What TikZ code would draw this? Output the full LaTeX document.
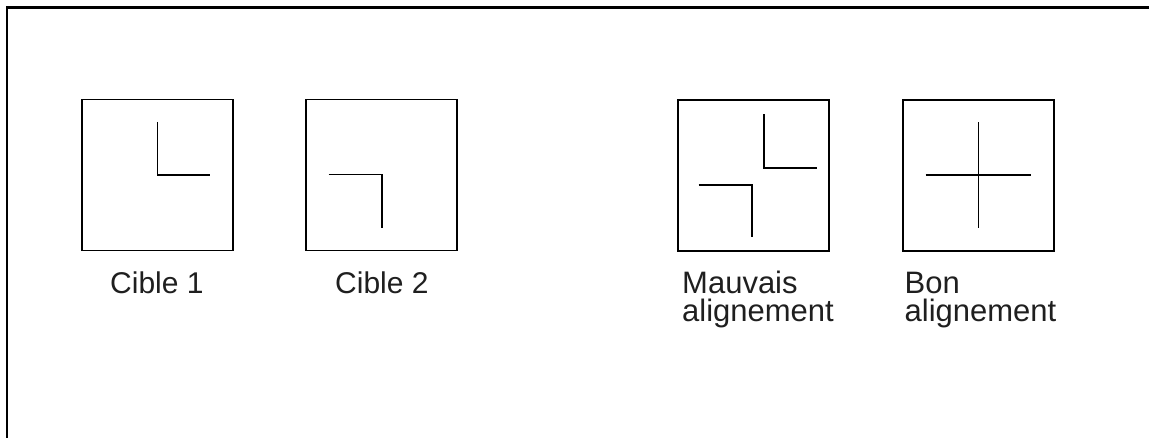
\documentclass[tikz,border=0pt]{standalone}
\usepackage{fontspec}
\setmainfont{Liberation Sans}
\begin{document}
\begin{tikzpicture}[x=1pt,y=-1pt,
  frameline/.style={line width=2.4pt,line cap=rect},
  tgt/.style={draw,line width=1.8pt,minimum size=151pt,inner sep=0pt,outer sep=0pt},
  mark line/.style={line width=1.8pt},
  lbl/.style={font=\fontsize{30}{27}\selectfont,anchor=base west,align=left,inner sep=0pt,text=black!88},
  lbltwo/.style={lbl,font=\fontsize{31}{27}\selectfont}]
\useasboundingbox (0,0) rectangle (1149,438);
% open frame: top and left edges only
\coordinate (ftl) at (7,7.5);
\coordinate (ftr) at (1149,7.5);
\coordinate (fbl) at (7,438);
\draw[frameline] (fbl) -- (ftl) -- (ftr);

% four target squares
\node[tgt] (c1) at (157.5,175) {};
\node[tgt] (c2) at (381.7,175) {};
\node[tgt] (mv) at (753.8,175.8) {};
\node[tgt] (bn) at (978.5,175.3) {};

% Cible 1: corner opening up-right
\draw[mark line] ([shift={(0,-53)}]c1.center) -- (c1.center) -- ([shift={(52,0)}]c1.center);
% Cible 2: corner opening down-left
\draw[mark line] ([shift={(-53,-0.5)}]c2.center) -- ([shift={(0.6,-0.5)}]c2.center) -- ([shift={(0.6,53.5)}]c2.center);
% misaligned: the two corners are offset
\draw[mark line] ([shift={(10.2,-61.5)}]mv.center) -- ([shift={(10.2,-7.5)}]mv.center) -- ([shift={(62.9,-7.5)}]mv.center);
\draw[mark line] ([shift={(-55.1,9.5)}]mv.center) -- ([shift={(-1.8,9.5)}]mv.center) -- ([shift={(-1.8,60.9)}]mv.center);
% aligned: corners meet in a cross
\draw[mark line] ([shift={(0,-53)}]bn.center) -- ([shift={(0,53)}]bn.center);
\draw[mark line] ([shift={(-53,0)}]bn.center) -- ([shift={(52.5,0)}]bn.center);

% captions (two-line captions are placed by the baseline of their last line)
\node[lbl] (t1) at (110,293.5) {Cible 1};
\node[lbl] (t2) at (335,293.5) {Cible 2};
\node[lbltwo] (t3) at (682,322) {Mauvais\\[1pt]alignement};
\node[lbltwo] (t4) at (904.5,322) {Bon\\[1pt]alignement};
\end{tikzpicture}
\end{document}
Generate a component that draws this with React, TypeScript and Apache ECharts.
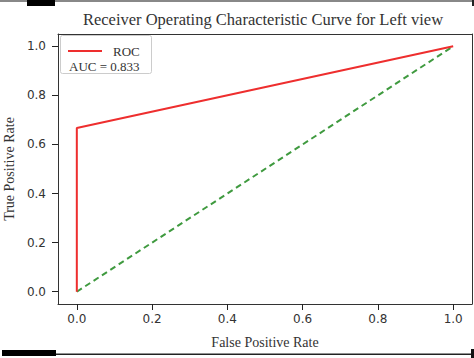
import React, { useEffect, useRef } from "react";
import * as echarts from "echarts";

const fpr = [0, 0, 1];
const tpr = [0, 0.667, 1];
const chanceX = [0, 1];
const chanceY = [0, 1];
const tickValues = [0, 0.2, 0.4, 0.6, 0.8, 1.0];
const axisMin = -0.05;
const axisMax = 1.05;
const titleText = "Receiver Operating Characteristic Curve for Left view";
const legendLabel = "ROC";
const aucLabel = "AUC = 0.833";

export default function App() {
  const ref = useRef<HTMLDivElement>(null);
  useEffect(() => {
    const chart = echarts.init(ref.current!, undefined, { renderer: "svg" });
    const serif = "Liberation Serif";
    const sans = "DejaVu Sans";
    const axisCommon = {
      type: "value" as const,
      min: axisMin,
      max: axisMax,
      splitLine: { show: false },
      axisLine: { show: true, onZero: false, lineStyle: { color: "#333", width: 1 } },
      axisTick: {
        show: true,
        inside: false,
        length: 6,
        customValues: tickValues,
        lineStyle: { color: "#222", width: 1 },
      },
      axisLabel: {
        color: "#333",
        fontFamily: sans,
        fontSize: 12,
        customValues: tickValues,
        formatter: (v: number) => v.toFixed(1),
      },
      nameLocation: "middle" as const,
      nameTextStyle: { fontFamily: serif, fontSize: 14, color: "#333" },
    };
    const frameAxis = {
      type: "value" as const,
      min: axisMin,
      max: axisMax,
      axisLine: { show: true, onZero: false, lineStyle: { color: "#333", width: 1 } },
      axisTick: { show: false },
      axisLabel: { show: false },
      splitLine: { show: false },
    };
    chart.setOption({
      animation: false,
      backgroundColor: "#fff",
      title: {
        text: titleText,
        left: 258,
        textAlign: "center",
        top: 6,
        textStyle: { fontFamily: serif, fontSize: 16.5, fontWeight: "normal", color: "#333" },
      },
      grid: {
        left: 58,
        right: 2,
        top: 34,
        bottom: 54,
        containLabel: false,
        outerBoundsMode: "none",
      },
      xAxis: [
        {
          ...axisCommon,
          name: "False Positive Rate",
          nameGap: 31,
          axisLabel: { ...axisCommon.axisLabel, margin: 9 },
        },
        { ...frameAxis, position: "top" },
      ],
      yAxis: [
        {
          ...axisCommon,
          name: "True Positive Rate",
          nameGap: 38,
          axisLabel: { ...axisCommon.axisLabel, margin: 12 },
        },
        { ...frameAxis, position: "right" },
      ],
      series: [
        {
          type: "line",
          name: legendLabel,
          data: fpr.map((x, i) => [x, tpr[i]]),
          showSymbol: false,
          lineStyle: { color: "#ee2e2e", width: 2 },
          z: 3,
        },
        {
          type: "line",
          data: chanceX.map((x, i) => [x, chanceY[i]]),
          showSymbol: false,
          lineStyle: { color: "#3f9a3f", width: 2, type: [6, 4] },
          z: 2,
        },
      ],
      graphic: [
        { type: "rect", shape: { x: 0, y: 0, width: 474, height: 2 }, style: { fill: "#888" }, z: 100 },
        { type: "rect", shape: { x: 27, y: 0, width: 28, height: 6 }, style: { fill: "#000" }, z: 100 },
        { type: "rect", shape: { x: 472, y: 0, width: 2, height: 6 }, style: { fill: "#222" }, z: 100 },
        { type: "rect", shape: { x: 2, y: 350, width: 54, height: 6 }, style: { fill: "#000" }, z: 100 },
        { type: "rect", shape: { x: 56, y: 353.5, width: 416, height: 1.5 }, style: { fill: "#222" }, z: 100 },
        { type: "rect", shape: { x: 471, y: 349, width: 3, height: 9 }, style: { fill: "#111" }, z: 100 },
        {
          type: "rect",
          shape: { x: 60.5, y: 35.5, width: 91, height: 38, r: 2 },
          style: { fill: "#fff", stroke: "#ccc", lineWidth: 1 },
          z: 50,
        },
        {
          type: "line",
          shape: { x1: 68, y1: 51, x2: 102, y2: 51 },
          style: { stroke: "#ee2e2e", lineWidth: 2 },
          z: 51,
        },
        {
          type: "text",
          x: 113,
          y: 51,
          style: { text: legendLabel, fontFamily: serif, fontSize: 13, fill: "#333", verticalAlign: "middle" },
          z: 51,
        },
        {
          type: "text",
          x: 69,
          y: 66,
          style: { text: aucLabel, fontFamily: serif, fontSize: 13, fill: "#333", verticalAlign: "middle" },
          z: 51,
        },
      ],
    });
    return () => chart.dispose();
  }, []);
  return (
    <div
      ref={ref}
      style={{ position: "fixed", left: 0, top: 0, width: 474, height: 358 }}
    />
  );
}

● Exercise brief
Using the entries above, find all lines with "this". Copy them.

● Final result
What TikZ code would draw this? Output the full LaTeX document.
Generate a component that draws this with React, TypeScript and Apache ECharts.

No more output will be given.